John Stuart Mill determines higher-quality pleasures through the competent judge test. He argues that pleasures preferred by individuals who have experienced both the intellectual and the sensual are of superior quality.
What is Mill's Competent Judge Test?
Mill's method is an experiential thought experiment. A pleasure is deemed higher in quality if it is consistently preferred by those qualified to make the comparison.
- The judge must have experience of both pleasures being compared.
- The judge must possess a developed faculty for appreciation.
- The preference must be pronounced, even if the higher pleasure involves more discomfort or requires more effort.
How Does This Differ From Bentham's Utilitarianism?
Mill deliberately revised Jeremy Bentham's purely quantitative hedonism. Bentham's calculus considered only the amount of pleasure, measured by factors like intensity and duration.
| Bentham's View (Quantitative) | Mill's View (Qualitative) |
| "Pushpin is as good as poetry" if it produces equal quantity of pleasure. | "It is better to be a human being dissatisfied than a pig satisfied." |
| All pleasures are commensurable on a single scale. | Pleasures are of distinct kinds, with higher ones intrinsically superior. |
What Are Examples of Higher and Lower Pleasures?
Mill categorizes pleasures based on the faculties they engage.
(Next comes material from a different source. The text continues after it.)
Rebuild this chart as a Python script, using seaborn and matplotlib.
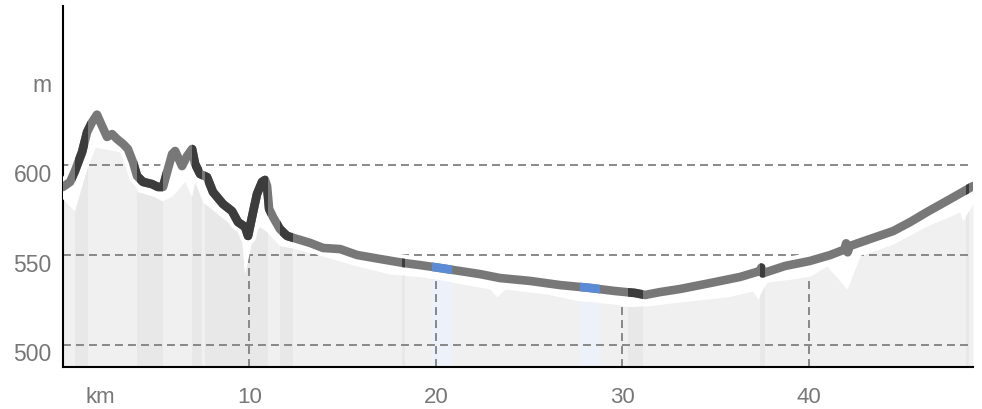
import numpy as np
import matplotlib
matplotlib.use("Agg")
import matplotlib.pyplot as plt
import seaborn as sns
from matplotlib.path import Path
from matplotlib.transforms import ScaledTranslation

# ---- data -------------------------------------------------------------
# smoothed route elevation (the thick line)
line_km = [0.0, 0.39, 0.65, 1.03, 1.30, 1.57, 1.83, 2.10, 2.37, 2.64, 2.91, 3.23,
           3.49, 3.76, 3.98, 4.30, 4.78, 5.10, 5.37, 5.59, 5.86, 6.02, 6.39, 6.66,
           6.93, 7.09, 7.36, 7.73, 8.05, 8.59, 9.07, 9.39, 9.77, 9.93, 10.20, 10.41,
           10.68, 10.84, 10.95, 11.06, 11.27, 11.64, 12.02, 12.56, 13.26, 13.96,
           14.87, 15.78, 17.00, 18.25, 19.15, 20.22, 21.29, 22.37, 23.44, 25.05,
           26.66, 28.27, 29.60, 30.68, 31.22, 32.02, 33.09, 34.70, 36.31, 37.38,
           37.45, 37.52, 38.72, 40.06, 41.15, 41.90, 42.00, 42.08, 42.20, 43.28,
           44.52, 45.43, 46.34, 47.58, 48.80]
line_elev = [587.8, 590.6, 596.7, 607.2, 618.3, 623.9, 628.0, 621.7, 615.6, 617.2,
             614.4, 611.7, 608.9, 601.7, 593.9, 590.6, 589.4, 587.8, 587.8, 596.1,
             606.1, 607.8, 599.4, 605.0, 608.9, 600.6, 595.0, 593.3, 585.0, 578.3,
             574.4, 568.3, 565.6, 560.6, 573.9, 583.9, 590.6, 591.7, 588.3, 575.6,
             571.1, 564.4, 560.6, 558.9, 556.7, 553.9, 553.3, 550.0, 547.8, 545.6,
             544.4, 542.8, 541.1, 539.4, 537.2, 535.6, 533.3, 531.7, 530.0, 528.9,
             527.8, 529.4, 531.1, 534.4, 537.8, 541.1, 543.0, 539.8, 543.9, 546.7,
             550.0, 553.0, 556.5, 551.5, 555.0, 558.9, 563.3, 568.3, 573.9, 581.1,
             588.3]

# raw terrain profile (light grey area)
fill_km = [0.0, 0.65, 1.35, 1.73, 2.26, 3.17, 3.71, 4.03, 4.94, 5.32, 5.86, 6.55,
           6.93, 7.09, 7.52, 8.43, 9.34, 9.61, 9.77, 9.98, 10.20, 10.57, 10.95,
           11.65, 12.56, 13.95, 15.78, 17.54, 19.30, 21.14, 22.91, 23.28, 23.71,
           25.96, 27.73, 29.50, 30.41, 31.32, 33.10, 35.62, 37.00, 37.28, 37.76,
           39.15, 40.07, 40.98, 42.05, 42.74, 44.51, 46.34, 48.11, 48.27, 48.80]
fill_elev = [581.1, 574.4, 599.4, 610.0, 608.9, 607.2, 593.9, 585.0, 582.2, 580.0,
             582.8, 591.1, 582.2, 590.6, 579.4, 571.7, 564.4, 558.9, 539.4, 548.9,
             560.6, 565.6, 562.8, 555.0, 553.3, 549.4, 543.9, 539.4, 537.8, 534.4,
             531.1, 526.7, 531.1, 528.3, 524.4, 522.8, 521.1, 521.7, 523.9, 526.7,
             530.0, 525.6, 535.0, 536.7, 538.3, 543.9, 531.1, 549.4, 556.1, 566.1,
             573.9, 568.9, 578.3]

# slope classes along the route (km ranges)
steep_ranges = [(0.65, 1.35), (4.00, 5.37), (6.93, 7.46), (7.62, 10.99),
                (11.64, 12.34), (18.20, 18.35), (30.30, 31.10), (37.40, 37.65),
                (48.40, 48.60)]
flat_ranges = [(19.80, 20.87), (27.73, 28.80)]

grid_vals = [500, 550, 600]
xtick_pos = [2, 10, 20, 30, 40]
xtick_labels = ["km", "10", "20", "30", "40"]
ytick_pos = [500, 550, 600, 650]
ytick_labels = ["500", "550", "600", "m"]

# ---- style ------------------------------------------------------------
GRAY_LINE = "#787878"
DARK_LINE = "#3c3c3c"
BLUE_LINE = "#5b8bd5"
FILL = "#f0f0f0"
FILL_STEEP = "#e8e8e8"
FILL_FLAT = "#ecf1fa"
GRID = "#808080"
TEXT = "#777777"

sns.set_theme(style="white")
plt.rcParams["font.family"] = ["Liberation Sans", "DejaVu Sans"]

fig = plt.figure(figsize=(9.82, 4.10), dpi=100)
ax = fig.add_axes([0.0640, 0.1017, 0.9268, 0.8805])
ymin, ymax = 487.6, 688.2
ax.set_xlim(0, 48.8)
ax.set_ylim(ymin, ymax)

line_km_a = np.array(line_km)
line_elev_a = np.array(line_elev)
fill_km_a = np.array(fill_km)
fill_elev_a = np.array(fill_elev)

# terrain area
poly = ax.fill_between(fill_km_a, fill_elev_a, ymin - 20, color=FILL, lw=0, zorder=1)
clip = poly.get_paths()[0]
for a, b in steep_ranges:
    r = ax.axvspan(a, b, color=FILL_STEEP, lw=0, zorder=1.1)
    r.set_clip_path(clip, ax.transData)
for a, b in flat_ranges:
    r = ax.axvspan(a, b, color=FILL_FLAT, lw=0, zorder=1.1)
    r.set_clip_path(clip, ax.transData)

# dashed grid
dash = (0, (4.4, 2.8))
for v in grid_vals:
    ax.axhline(v, color=GRID, lw=1.3, ls=dash, zorder=2)
vx = xtick_pos[1:]
ax.vlines(vx, ymin, np.interp(vx, line_km_a, line_elev_a), color=GRID, lw=1.3,
          linestyles=[dash], zorder=2)

# white band between terrain and route line
ax.fill(np.r_[line_km_a, fill_km_a[::-1]], np.r_[line_elev_a, fill_elev_a[::-1]],
        color="white", lw=0, zorder=3)
sns.lineplot(x=line_km_a, y=line_elev_a, color="white", lw=12, ax=ax, zorder=3.5,
             sort=False, estimator=None, solid_joinstyle="round")

# route line, coloured by class
def ranges_path(ranges):
    verts, codes = [], []
    for a, b in ranges:
        verts += [(a, ymin - 50), (b, ymin - 50), (b, ymax + 50), (a, ymax + 50), (a, ymin - 50)]
        codes += [Path.MOVETO, Path.LINETO, Path.LINETO, Path.LINETO, Path.CLOSEPOLY]
    return Path(verts, codes)

sns.lineplot(x=line_km_a, y=line_elev_a, color=GRAY_LINE, lw=6.2, ax=ax, zorder=4,
             sort=False, estimator=None, solid_joinstyle="round")
for ranges, col in [(steep_ranges, DARK_LINE), (flat_ranges, BLUE_LINE)]:
    sns.lineplot(x=line_km_a, y=line_elev_a, color=col, lw=6.2, ax=ax, zorder=4.1,
                 sort=False, estimator=None, solid_joinstyle="round")
    ax.lines[-1].set_clip_path(ranges_path(ranges), ax.transData)

# axes decoration
for s in ["top", "right"]:
    ax.spines[s].set_visible(False)
for s in ["left", "bottom"]:
    ax.spines[s].set_color("black")
    ax.spines[s].set_linewidth(1.5)
    ax.spines[s].set_zorder(2.5)

ax.set_xticks(xtick_pos)
ax.set_xticklabels(xtick_labels)
ax.set_yticks(ytick_pos)
ax.set_yticklabels(ytick_labels)
ax.set_xlabel("")
ax.set_ylabel("")
ax.tick_params(axis="both", length=0, labelsize=16.5, labelcolor=TEXT)
ax.tick_params(axis="x", pad=13.6, labelsize=16)
ax.tick_params(axis="y", pad=8.0)
off = ScaledTranslation(0, -0.155, fig.dpi_scale_trans)
for lab in ax.get_yticklabels():
    lab.set_va("baseline")
    lab.set_transform(lab.get_transform() + off)

fig.savefig("out.png", dpi=100, facecolor="white")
Higher pleasures engage our distinctively human capacities.
- Higher Pleasures: Intellectual pursuits, artistic appreciation, moral sentiments, and the exercise of imagination.
- Lower Pleasures: Bodily and sensual gratifications like indulgence in food, drink, or mere rest.
The key is that no amount of a lower pleasure would be traded by a competent judge for the fulfillment found in higher pleasures.
What Are the Criticisms of This Method?
Mill's qualitative distinction has faced several philosophical challenges. Critics question its coherence within a utilitarian framework that aims to maximize happiness.
- The Consistency Problem: If judges sometimes choose lower pleasures, does it undermine the rule?
- Elitism: The test risks labeling uneducated preferences as inferior, imposing an intellectual's values.
- Circularity: Higher pleasures are defined by the preferences of competent judges, who are defined by their preference for higher pleasures.
Why Did Mill Introduce This Qualitative Distinction?
Mill sought to defend utilitarianism from the charge that it was a doctrine "worthy only of swine." He aimed to align the principle of utility with widely held intuitions about human dignity and the value of cultivation.
By elevating the pleasures of the intellect and conscience, Mill's utilitarianism advocates for the development of human potential and supports social reforms like education, rather than mere gratification of base desires.